His first encounter with the highest international sport came in 1987, when he visited the US, working for 3 months as a groom, learning from Joe Fargis, legend and the 1984 Olympic show jumping double-gold medalist as well as gold medalist Conrad Homfeld. – I never got to ride the whole time I was there, only the last week they gave me one horse, he tells. But the lack of time spend in the saddle didn’t matter. Goodin had just one request, which was whenever Fargis would school a horse, Goodin would get to sit on the fence, observing. One sentence particular continues to inspire Goodin: – Joe said this thing to me that stuck in my mind: “It’s not the jump you’re improving, it’s the way you get the horse to the jump, that you improve, and that in return improves the horses jump.”
Bruce continues: – Every horse has a certain jump so you improve the way you get the horse to the jump, Goodin says, firmly closing his fists in front of him. – That’s the whole point of the flatwork and the canter, the shape of the horse, the tension or the relaxation required.
“I can´t say I’m doing things like Hempfling, but he has inspired me and is the best horseman I’ve ever met. He can create a connection with a horse, like I’ve never seen anyone do.”
During the New Zealand winters that followed, Bruce travelled to Europe to gain inspiration and experience, eventually moving to Holland to work for renowned trainer and horse-dealer Jan Tops, before setting up European Sport Horses in Belgium with friends from New Zealand.
– We stumbled across the US hunter market and soon had a successful business, he explains. The year before his move to Sweden, in 2000, Gooding attended his second Olympic Games in Sydney and qualified for the final – riding Linaro, a stunning grey Holsteiner co-owned by Norway’s Princess Märtha Louise, who watched the pair from the stands of Horsley Park’s Olympic equestrian centre.
– Linaro was a horse that in lots of ways changed things for me. Having him jumping that first clear round of the Olympics, he sort of made me believe that I could be at the top level again, Bruce remembers. This came at a time when Goodin was at a point trying to figure out to continue, or if he should invest more time in the “business side” of things, with friends in Belgium. – I thought maybe I shouldn’t do top level anymore, but then I jumped that round and was first equal. Which made me realise that maybe I could still do this. But maybe most importantly: There was still a lot of enjoyment in doing it, ” he says with one of his frequent smiles.
At the second round in the Sidney Olympic Goodin lost his flow, or in his words, his connection with the horse. He found himself distracted by the pressure. And after the games, he attended a meditation retreat. – It’s all about breathing and staying in the moment. To me, riding is like meditating, of course not all the time, but for a big part of it. That’s why I don’t care for music when riding, I just literally don’t hear it.

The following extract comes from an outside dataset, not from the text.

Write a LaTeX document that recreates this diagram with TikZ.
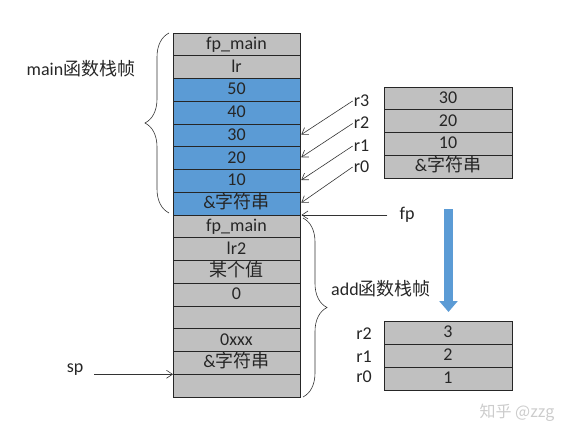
\documentclass[tikz,border=0pt]{standalone}
\usepackage{fontspec}
\setmainfont{Carlito}
\newfontfamily\cjk{Noto Sans CJK SC}
\usetikzlibrary{arrows.meta,decorations.pathreplacing}
\definecolor{cellgray}{RGB}{192,192,192}
\definecolor{cellblue}{RGB}{91,155,213}
\tikzset{
	cell/.style={draw=black!85, line width=0.8pt, fill=cellgray, minimum width=127pt, minimum height=22.75pt, inner sep=0pt, outer sep=0pt, text height=12pt, text depth=2pt, font=\fontsize{18}{20}\selectfont, text=black!85},
	bluecell/.style={cell, fill=cellblue},
	lab/.style={inner sep=1pt, text height=12pt, text depth=2pt, font=\fontsize{18}{20}\selectfont, text=black!85},
	ptr/.style={-{Straight Barb[length=6pt,width=8pt]}, line width=0.6pt, black!80},
	frame/.style={decorate, decoration={brace, amplitude=24pt}, line width=0.6pt, black!80}
}

\begin{document}
\begin{tikzpicture}[x=1pt, y=-1pt]
			%%%%% START %%%%%
			\useasboundingbox (0, 0) rectangle (571, 439);
			
			% main stack frame
			\node[cell] (fpmain) at (236.5, 44.4) {fp\_main};
			\node[cell] (lr) at (236.5, 67.1) {lr};
			\node[bluecell] (v50) at (236.5, 89.9) {50};
			\node[bluecell] (v40) at (236.5, 112.6) {40};
			\node[bluecell] (v30) at (236.5, 135.4) {30};
			\node[bluecell] (v20) at (236.5, 158.1) {20};
			\node[bluecell] (v10) at (236.5, 180.9) {10};
			\node[bluecell] (strp) at (236.5, 203.6) {\&{\cjk 字符串}};
			
			% add stack frame
			\node[cell] (fpmainb) at (236.5, 226.4) {fp\_main};
			\node[cell] (lrb) at (236.5, 249.1) {lr2};
			\node[cell] (someval) at (236.5, 271.9) {{\cjk 某个值}};
			\node[cell] (zero) at (236.5, 294.6) {0};
			\node[cell] (blanka) at (236.5, 317.4) {};
			\node[cell] (oxxx) at (236.5, 340.1) {0xxx};
			\node[cell] (strpb) at (236.5, 362.9) {\&{\cjk 字符串}};
			\node[cell] (blankb) at (236.5, 385.6) {};
			\draw[line width=1.6pt, black!85] (oxxx.south west) -- (oxxx.south east);
			
			% braces
			\draw[frame] (169, 213) -- (169, 33);
			\node[lab] (mainlab) at (81, 70) {main{\cjk 函数栈帧}};
			\draw[frame] (303, 218) -- (303, 397);
			\node[lab] (addlab) at (381, 290) {add{\cjk 函数栈帧}};
			
			% registers of main
			\node[lab] (rthree) at (361.5, 101) {r3};
			\node[lab] (rtwo) at (361.5, 123.5) {r2};
			\node[lab] (rone) at (361.5, 146) {r1};
			\node[lab] (rzero) at (361.5, 167) {r0};
			\draw[ptr, shorten >=1.5pt] (rthree.west) -- (v30.east);
			\draw[ptr, shorten >=1.5pt] (rtwo.west) -- (v20.east);
			\draw[ptr, shorten >=1.5pt] (rone.west) -- (v10.east);
			\draw[ptr, shorten >=1.5pt] (rzero.west) -- (strp.east);
			
			\node[cell, minimum width=128pt] (tthirty) at (448, 98.4) {30};
			\node[cell, minimum width=128pt] (ttwenty) at (448, 121.1) {20};
			\node[cell, minimum width=128pt] (tten) at (448, 143.9) {10};
			\node[cell, minimum width=128pt] (tstr) at (448, 166.6) {\&{\cjk 字符串}};
			
			% fp and sp
			\node[lab] (fp) at (407, 214) {fp};
			\draw[ptr, shorten <=11pt, shorten >=1.5pt] (fp.west |- strp.south east) -- (strp.south east);
			\node[lab] (sp) at (75, 367) {sp};
			\draw[ptr, shorten <=10pt] (sp.east |- strpb.south west) -- (strpb.south west);
			
			\coordinate (bluetop) at (448.5, 209);
			\coordinate (bluebot) at (448.5, 312);
			\draw[cellblue, line width=9pt, -{Triangle[width=18pt,length=11pt]}] (bluetop) -- (bluebot);
			
			% registers of add
			\node[cell, minimum width=128pt, minimum height=23pt] (athree) at (448, 332.5) {3};
			\node[cell, minimum width=128pt, minimum height=23pt] (atwo) at (448, 355.5) {2};
			\node[cell, minimum width=128pt, minimum height=23pt] (aone) at (448, 378.5) {1};
			\node[lab] (btwo) at (364, 334) {r2};
			\node[lab] (bone) at (364, 357) {r1};
			\node[lab] (bzero) at (364, 377.5) {r0};
			
			\node[text=gray!40, font=\cjk\fontsize{16}{18}\selectfont] (mark) at (517, 413) {知乎 @zzg};
			%%%%% END %%%%%
\end{tikzpicture}
\end{document}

“ I’ve tried to take the good parts from good riders or horsemen that I see doing well. You know: Why does it work well for them – and then copy those things; if it’s John Whitakers hands, and his ability to stay off (the horses front end) in front of the jump, or it’s Ludger Beerbum’s professionalism.”
Bruce’s training and approach to horses are shaped by his openness and desire to leave no stone unturned. – I want to be the best competitor that I can be, and I like to stay open to ideas that are going to help me get there in the best possible way. Jumping has always been my passion, but due to my father’s influence, I came from a background of dressage. Flatwork is still very much my go-to tool and an important factor in my everyday riding, he admits.

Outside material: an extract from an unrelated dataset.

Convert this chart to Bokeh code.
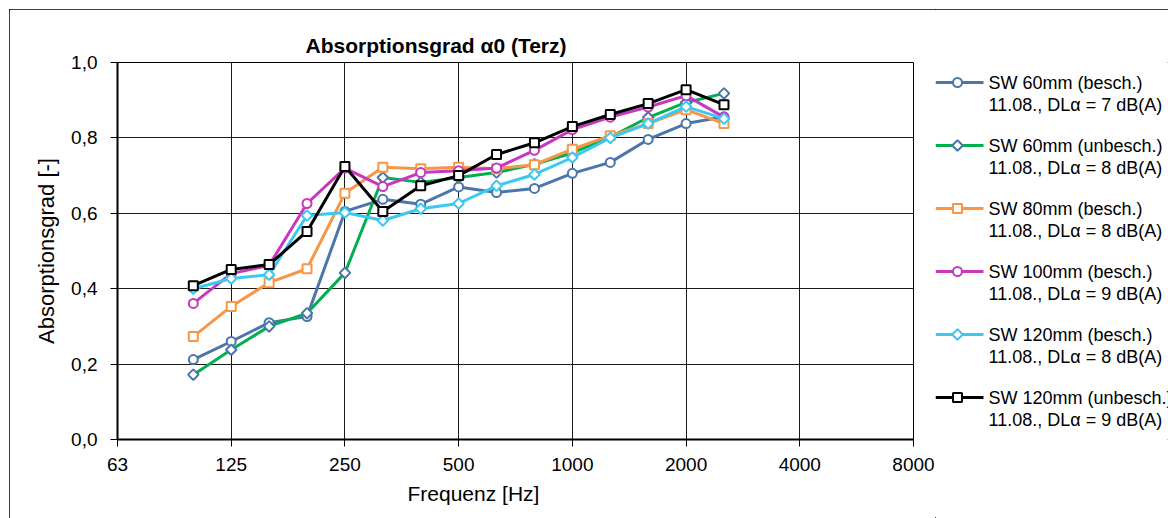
import numpy as np
from bokeh.plotting import figure
from bokeh.layouts import row
from bokeh.models import Range1d, FixedTicker, CustomJSTickFormatter, ColumnDataSource, Title
from bokeh.core.properties import value
from bokeh.embed import file_html
from bokeh.resources import INLINE

# third-octave band grid (axis positions) and tick labels
bands = [63, 80, 100, 125, 160, 200, 250, 315, 400, 500, 630, 800, 1000,
         1250, 1600, 2000, 2500, 3150, 4000, 5000, 6300, 8000]
tick_labels = ["63", "125", "250", "500", "1000", "2000", "4000", "8000"]
y_ticks = [0.0, 0.2, 0.4, 0.6, 0.8, 1.0]

freqs = [100, 125, 160, 200, 250, 315, 400, 500, 630, 800, 1000, 1250, 1600, 2000, 2500]

sw60_besch = [0.212, 0.260, 0.310, 0.326, 0.605, 0.637, 0.624, 0.670, 0.655, 0.666, 0.706, 0.735, 0.796, 0.838, 0.856]
sw60_unbesch = [0.172, 0.238, 0.300, 0.335, 0.442, 0.695, 0.682, 0.695, 0.708, 0.730, 0.760, 0.802, 0.854, 0.894, 0.918]
sw80_besch = [0.273, 0.353, 0.416, 0.453, 0.653, 0.722, 0.718, 0.722, 0.718, 0.729, 0.770, 0.806, 0.838, 0.875, 0.838]
sw100_besch = [0.361, 0.440, 0.462, 0.626, 0.720, 0.671, 0.708, 0.713, 0.720, 0.767, 0.822, 0.855, 0.882, 0.912, 0.855]
sw120_besch = [0.400, 0.427, 0.437, 0.594, 0.602, 0.581, 0.612, 0.626, 0.673, 0.703, 0.748, 0.800, 0.838, 0.883, 0.851]
sw120_unbesch = [0.408, 0.451, 0.464, 0.552, 0.724, 0.605, 0.673, 0.700, 0.756, 0.787, 0.830, 0.862, 0.891, 0.928, 0.888]

names = ["SW 60mm (besch.)", "SW 60mm (unbesch.)", "SW 80mm (besch.)",
         "SW 100mm (besch.)", "SW 120mm (besch.)", "SW 120mm (unbesch.)"]
subtitles = ["11.08., DLα = 7 dB(A)", "11.08., DLα = 8 dB(A)", "11.08., DLα = 8 dB(A)",
             "11.08., DLα = 9 dB(A)", "11.08., DLα = 8 dB(A)", "11.08., DLα = 9 dB(A)"]
series = [sw60_besch, sw60_unbesch, sw80_besch, sw100_besch, sw120_besch, sw120_unbesch]

line_colors = ["#4A76AC", "#00B050", "#F79646", "#C838BE", "#3CC8F4", "#000000"]
marker_colors = ["#4A76AC", "#4A76AC", "#F79646", "#C838BE", "#3CC8F4", "#000000"]
markers = ["circle", "diamond", "square", "circle", "diamond", "square"]

FONT = "Liberation Sans"

def marker_kw(m):
    if m == "circle":
        return dict(marker="circle", size=9, angle=0.0)
    if m == "square":
        return dict(marker="square", size=9, angle=0.0)
    return dict(marker="square", size=7.5, angle=np.pi / 4)

x_of = {f: i for i, f in enumerate(bands)}

# layout (page pixels): row starts at (9, 9)
OX, OY = 9, 9
FL, FR, FT, FB = 117, 913, 62, 439
MAIN_R = 935
W_TOT, H_TOT = 1168, 518

p = figure(width=MAIN_R - OX, height=H_TOT - OY, output_backend="svg", toolbar_location=None,
           x_range=Range1d(0, len(bands) - 1), y_range=Range1d(0, 1),
           min_border_left=FL - OX, min_border_right=MAIN_R - FR,
           min_border_top=FT - OY, min_border_bottom=H_TOT - FB)
p.background_fill_color = "white"
p.border_fill_color = "white"
p.outline_line_color = "black"
p.outline_line_width = 1

p.title.text = "Absorptionsgrad α0 (Terz)"
p.title.text_font = FONT
p.title.text_font_size = "21px"
p.title.text_font_style = "bold"
p.title.text_color = "black"
p.title.align = "left"
p.title.offset = 188
p.title.standoff = 12

xt = [x_of[int(t)] for t in tick_labels]
p.xaxis.ticker = FixedTicker(ticks=xt)
p.xaxis.major_label_overrides = {x: l for x, l in zip(xt, tick_labels)}
p.yaxis.ticker = FixedTicker(ticks=y_ticks)
p.yaxis.formatter = CustomJSTickFormatter(code="return tick.toFixed(1).replace('.', ',');")

for ax in (p.xaxis, p.yaxis):
    ax.axis_line_color = "black"
    ax.axis_line_width = 2
    ax.major_tick_line_color = "black"
    ax.major_tick_line_width = 1
    ax.major_tick_out = 7
    ax.major_tick_in = 0
    ax.minor_tick_out = 0
    ax.minor_tick_in = 0
    ax.major_label_text_font = FONT
    ax.major_label_text_font_size = "19px"
    ax.major_label_text_color = "black"
    ax.axis_label_text_font = FONT
    ax.axis_label_text_font_size = "22px"
    ax.axis_label_text_font_style = "normal"
    ax.axis_label_text_color = "black"

p.yaxis.axis_label = "Absorptionsgrad [-]"
p.xaxis.major_label_standoff = 11
p.yaxis.major_label_standoff = 13
p.yaxis.axis_label_standoff = 9

# x axis title, placed slightly left of the frame centre as in the reference
xtitle = Title(text="Frequenz [Hz]", align="left", offset=407 - FL, standoff=12,
               text_font=FONT, text_font_size="21px", text_font_style="normal",
               text_color="black")
p.add_layout(xtitle, "below")

p.xgrid.ticker = FixedTicker(ticks=xt)
p.ygrid.ticker = FixedTicker(ticks=y_ticks)
for g in (p.xgrid, p.ygrid):
    g.grid_line_color = "#1a1a1a"
    g.grid_line_width = 1

xs = [x_of[f] for f in freqs]
for vals, lc, mc, m in zip(series, line_colors, marker_colors, markers):
    src = ColumnDataSource(dict(x=xs, y=vals))
    p.line("x", "y", source=src, line_color=lc, line_width=3)
    p.scatter("x", "y", source=src, fill_color="white", line_color=mc, line_width=2, **marker_kw(m))

# legend panel: data coordinates equal page pixels, frame aligned with main frame
leg = figure(width=W_TOT - MAIN_R, height=H_TOT - OY, output_backend="svg", toolbar_location=None,
             x_range=Range1d(MAIN_R, W_TOT), y_range=Range1d(FB, FT),
             min_border_left=0, min_border_right=0,
             min_border_top=FT - OY, min_border_bottom=H_TOT - FB)
leg.axis.visible = False
leg.xgrid.visible = False
leg.ygrid.visible = False
leg.outline_line_color = None
leg.background_fill_color = "white"
leg.border_fill_color = "white"

y0, dy, line2 = 82, 63, 22
for i, (lc, mc, m, nm, sub) in enumerate(zip(line_colors, marker_colors, markers, names, subtitles)):
    yy = y0 + i * dy
    leg.line([MAIN_R, 983], [yy, yy], line_color=lc, line_width=3)
    leg.scatter([957], [yy], fill_color="white", line_color=mc, line_width=2, **marker_kw(m))
    leg.text([988, 988], [yy, yy + line2], text=[nm, sub], text_font=value(FONT),
             text_font_size="18px", text_baseline="middle", text_align="left", text_color="black")

layout = row(p, leg, styles={"margin-left": f"{OX}px", "margin-top": f"{OY}px",
                             "outline": "1px solid black", "outline-offset": "-1px"})

open("out.html", "w").write(file_html(layout, INLINE))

When Goodin had just finished working for Jan Tops in his early twenties, a friend demonstrated some horsemanship techniques, and thus sparking an interest in other methods of communicating with horses. An interest that very much remains to this day. – It was a big change and really opened my eyes to the fact that there were other ways to work with horses, and I was interested in seeing and understanding the horses better. It made it easier for me and the horse to rise to a higher level, and this is something that stayed with me.

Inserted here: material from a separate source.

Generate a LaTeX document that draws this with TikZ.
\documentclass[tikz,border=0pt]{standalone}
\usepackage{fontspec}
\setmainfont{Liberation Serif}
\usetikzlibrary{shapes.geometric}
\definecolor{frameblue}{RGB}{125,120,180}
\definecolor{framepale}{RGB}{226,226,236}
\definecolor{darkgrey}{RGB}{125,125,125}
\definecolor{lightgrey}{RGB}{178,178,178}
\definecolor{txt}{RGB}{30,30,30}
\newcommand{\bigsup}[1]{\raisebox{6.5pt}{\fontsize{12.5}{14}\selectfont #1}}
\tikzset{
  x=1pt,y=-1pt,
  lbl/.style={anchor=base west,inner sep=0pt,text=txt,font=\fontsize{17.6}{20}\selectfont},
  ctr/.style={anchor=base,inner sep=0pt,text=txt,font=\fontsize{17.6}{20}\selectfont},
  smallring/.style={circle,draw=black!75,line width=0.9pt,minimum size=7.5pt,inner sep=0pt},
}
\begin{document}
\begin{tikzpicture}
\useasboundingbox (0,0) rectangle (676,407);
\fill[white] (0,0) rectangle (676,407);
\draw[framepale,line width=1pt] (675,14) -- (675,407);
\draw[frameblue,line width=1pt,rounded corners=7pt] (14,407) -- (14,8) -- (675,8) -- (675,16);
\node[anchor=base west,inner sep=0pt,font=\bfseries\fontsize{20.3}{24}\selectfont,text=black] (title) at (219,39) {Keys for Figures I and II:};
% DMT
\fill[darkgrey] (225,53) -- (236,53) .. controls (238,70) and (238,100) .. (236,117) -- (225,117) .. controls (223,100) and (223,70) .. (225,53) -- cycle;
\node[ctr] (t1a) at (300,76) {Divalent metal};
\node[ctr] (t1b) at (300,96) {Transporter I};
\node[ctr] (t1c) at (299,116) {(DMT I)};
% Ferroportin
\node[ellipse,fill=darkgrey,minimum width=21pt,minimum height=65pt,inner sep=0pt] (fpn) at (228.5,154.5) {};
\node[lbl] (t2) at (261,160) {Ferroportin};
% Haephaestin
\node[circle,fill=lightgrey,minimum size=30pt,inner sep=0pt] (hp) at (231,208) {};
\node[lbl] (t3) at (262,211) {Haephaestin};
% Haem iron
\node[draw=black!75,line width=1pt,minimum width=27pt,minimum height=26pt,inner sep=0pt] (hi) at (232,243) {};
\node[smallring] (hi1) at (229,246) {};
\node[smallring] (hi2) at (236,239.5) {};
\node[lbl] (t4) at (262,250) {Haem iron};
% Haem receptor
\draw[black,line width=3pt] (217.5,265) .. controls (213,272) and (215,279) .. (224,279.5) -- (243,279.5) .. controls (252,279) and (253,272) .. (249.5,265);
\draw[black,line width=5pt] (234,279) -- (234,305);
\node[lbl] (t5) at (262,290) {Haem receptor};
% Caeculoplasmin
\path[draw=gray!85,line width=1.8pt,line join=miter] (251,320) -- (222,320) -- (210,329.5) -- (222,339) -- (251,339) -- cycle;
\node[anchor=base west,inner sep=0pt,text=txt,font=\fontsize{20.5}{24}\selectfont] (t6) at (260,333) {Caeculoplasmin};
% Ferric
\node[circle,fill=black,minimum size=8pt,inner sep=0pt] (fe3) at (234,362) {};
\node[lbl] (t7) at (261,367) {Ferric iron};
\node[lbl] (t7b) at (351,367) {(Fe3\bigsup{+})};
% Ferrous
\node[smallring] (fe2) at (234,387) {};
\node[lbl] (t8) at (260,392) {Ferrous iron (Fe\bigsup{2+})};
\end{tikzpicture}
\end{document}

The most radical change in Bruce’s approach to daily training came after he met horse trainer Klaus Ferdinand Hempfling, who is known for his holistic interaction with horses. – I can’t say I’m doing things like Hempfling, but he’ve inspired me and is the best horseman I’ve ever met. He can create a connection with a horse, like I’ve never seen anyone do, Goodin says. – It’s about personal development, not a quick fix and about things being right for the horse, not for the riders ego. Working with Klaus is building the horse up, to become bigger and more proud.
“It’s about staying in the moment. When you’re stressed or flustered, the right idea tends not to come to you. “
Through out the years, many different people have inspired Goodin to become the rider he is today. – I’ve tried to take the good parts from good riders or horsemen that I see doing well. You know: Why does it work well for them – and then copy those things; if it’s John Whitakers hands, and his ability to stay off the horses front end in front of the jump, or it’s Ludger Beerbum’s professionalism. Trying to pick up the best parts, is also looking at horsemen like Hemphling or Luca Moneta. Moneta is also a close friend of mine. Inspired by the ‘Parelli method’ and ethological principles, Moneta is renowned for being able to get the best from horses others have been unable to ride. He teaches riders and horses in natural horsemanship and showjumping to help the horse overcome and solve its own challenges. You could call him a natural horseman, Luca’s way of doing things are different, but he’s successful, he confirms.
Instead of asking what others are doing, Goodin is interested to discover why their approach is working.
– Why can a horseman get the horses to work happily and concentrated, jumping for them instead of under pressure? It’s a work in progress for me and one of my main motivating factors to ride: That there’s still so much to learn. It’s one of the things I love most about it, says Goodin before pausing. – What I learned in the last 10, and especially 5 years, is that more doors keep on opening, I keep discovering more things to learn and it’s truly exciting.
However having more and more knowledge and staying open to things are more easily said than done, so how does Goodin achieve this?
-It’s about staying in the moment. When you’re stressed or flustered, the right idea tends not to come to you. So stay open, when you’re riding, having an idea about where you want to go, to but not having a fixed idea on how you‘re going to do it. Have the bigger picture in mind and inspiration will come to you. Climbing to the top of the mountain with only sighting on the top, is not the best way to get there.